United States District Court, Northern District of Texas (2015)

Facts

Issue

Holding — Solis, J.

Rule

Reasoning

Deep Dive: How the Court Reached Its Decision

Court's Analysis of Breach of Contract

The court reasoned that Merritt Hawkins & Associates, LLC (MHA) sufficiently demonstrated that Larry Gresham breached his non-competition agreement by performing similar services for Consilium Staffing, a direct competitor, within the geographic scope defined in his contract. The court noted that Gresham's actions violated the explicit terms of his agreement, which prohibited him from engaging in competitive work in the specified area for a defined period. The court emphasized that the geographic limitation was reasonable since Gresham had worked in the area covered by the agreement. Moreover, the court found that the distinction between temporary and permanent staffing services did not absolve Gresham from his obligations, as his role at Consilium was similar enough to constitute a breach. The court thus concluded that MHA was entitled to summary judgment on this claim, confirming the enforceability of the non-competition clause under Texas law.

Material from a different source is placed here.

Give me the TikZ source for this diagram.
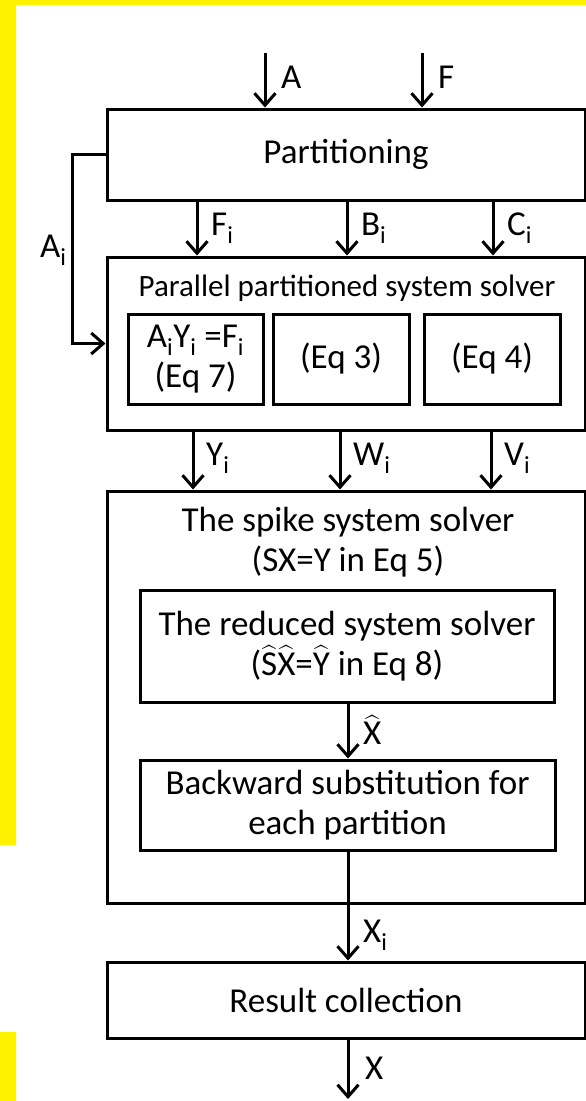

Analysis of Gresham's Computer Access

The court further analyzed whether Gresham had unlawfully accessed MHA's computer system in violation of the Computer Fraud and Abuse Act (CFAA). It determined that MHA needed to establish that Gresham exceeded his authorized access when he accessed and deleted files from the company's computer system. The court pointed out that while Gresham had access as an employee, the manner and purpose of his access could render it unauthorized if it was contrary to the company's interests. The court found that evidence indicated Gresham deleted files just before resigning, raising questions about whether he acted within the scope of his authority. Consequently, the court ruled that there were genuine issues of material fact related to Gresham's intent and actions, allowing MHA's CFAA claim to proceed.

Bowden's Alleged Breach of Non-Interference Agreement

Regarding Billy Bowden, the court addressed MHA's allegations that he breached his non-interference agreement by recruiting Gresham. The court noted that the key factor in determining Bowden's liability was his intent during communications with Gresham. While MHA claimed that Bowden induced Gresham to leave MHA, the court found that there were conflicting interpretations of Bowden's communications, which included messages that suggested both encouragement and caution about leaving MHA. The court held that the evidence did not conclusively establish Bowden's intent, resulting in a genuine issue of material fact. Therefore, the court denied both parties' motions for summary judgment on this claim, indicating that the matter required further examination at trial.

Admissibility of Mark Smith's Testimony

The court also evaluated the admissibility of testimony provided by Mark Smith, MHA's president, which was essential for establishing damages. Defendants sought to exclude Smith's testimony, arguing that it did not meet the criteria for admissibility under Federal Rules of Evidence. The court noted that although Smith had been initially designated as an expert, he was ultimately treated as a lay witness. It found that Smith's testimony was based on his personal knowledge of MHA's operations, which allowed it to pass the threshold for admissibility. The court concluded that Smith's testimony was relevant and helpful in determining the damages caused by the alleged breaches, thereby allowing MHA to rely on it in its claims.

Conclusion on Summary Judgment Motions

In its final analysis, the court granted partial summary judgment in favor of MHA on its breach of contract claim against Gresham while denying the defendants' motions for summary judgment on several other claims. The court's decision reflected its determination that MHA presented enough evidence to substantiate its claims regarding Gresham's breach of the non-competition agreement. However, due to unresolved factual disputes regarding Bowden's actions and intentions, the court could not grant summary judgment on those claims. The court's rulings underscored the importance of examining the specifics of each case, particularly regarding the intent and actions of employees post-employment in relation to non-competition and non-interference agreements.